Question

You borrow $$$7200$$ and agree to pay $$1\%$$ of the unpaid balance each month for interest. If you decide to pay an additional $$$300$$ each month to reduce the unpaid balance, how much interest will you pay over the $$24$$ months it will take to repay this loan?

Answer

**step1** Understanding the problem

The problem asks us to calculate the total interest paid on a loan over 24 months. We are given the initial loan amount, the monthly interest rate based on the unpaid balance, and the fixed additional amount paid towards the principal each month.

**step2** Calculating interest for the first month

The initial loan amount is $7200. The interest rate is 1% of the unpaid balance per month. An additional $300 is paid towards the unpaid balance each month.
For the first month:
The unpaid balance is $7200.
The interest for the first month is 1% of $7200.
To calculate 1% of $7200, we divide $7200 by 100:
$$7200 \div 100 = 72$$
So, the interest for the first month is $72.
After paying $300 towards the balance, the new unpaid balance is $7200 - $300 = $6900.

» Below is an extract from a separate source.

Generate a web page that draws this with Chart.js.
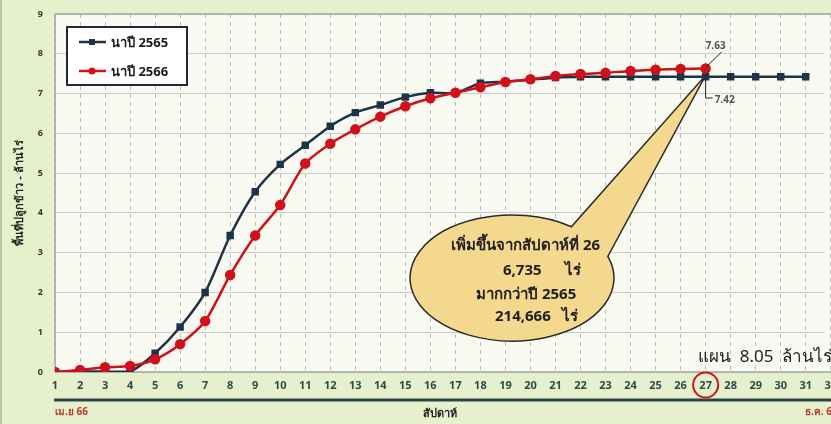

**step3** Calculating interest for the second and third months

For the second month:
The unpaid balance at the start of the second month is $6900.
The interest for the second month is 1% of $6900.
$$6900 \div 100 = 69$$
So, the interest for the second month is $69.
After paying $300 towards the balance, the new unpaid balance is $6900 - $300 = $6600.
For the third month:
The unpaid balance at the start of the third month is $6600.
The interest for the third month is 1% of $6600.
$$6600 \div 100 = 66$$
So, the interest for the third month is $66.

**step4** Identifying the pattern of interest payments

We observe a pattern in the monthly interest payments: $72, $69, $66, and so on.
The interest amount decreases by $3 ($72 - $69 = $3, $69 - $66 = $3) each month. This is because the unpaid balance decreases by $300 each month, and 1% of $300 is $3.
This forms a pattern where each month's interest is $3 less than the previous month's interest.

**step5** Calculating the unpaid balance and interest for the last month

The loan is repaid over 24 months. Each month, the unpaid balance is reduced by $300.
To find the unpaid balance at the beginning of the 24th month, we need to find how much the balance has decreased after 23 payments (the 24th payment is made at the end of the 24th month, on the balance that existed at the start of the 24th month).
The total reduction in balance before the 24th month is:
$$23 \times 300 = 6900$$
The unpaid balance at the beginning of the 24th month is:
$$7200 - 6900 = 300$$
The interest for the 24th month is 1% of $300.
$$300 \div 100 = 3$$
So, the interest for the 24th month is $3.

**step6** Summing the total interest paid

The monthly interest payments form a sequence: $72 (Month 1), $69 (Month 2), $66 (Month 3), ..., $3 (Month 24).
There are 24 terms in this sequence.
To find the total interest paid, we can sum all these amounts by pairing them up:
Pair the first term with the last term: $72 + $3 = $75.
Pair the second term with the second to last term (which would be $6, as $3 + $3 = $6 for the 23rd month): $69 + $6 = $75.
Since there are 24 terms, there will be $$24 \div 2 = 12$$ such pairs.
Each pair sums to $75.
The total interest paid is the sum of these 12 pairs:
$$12 \times 75 = 900$$

**step7** Final Answer

The total interest paid over the 24 months is $900.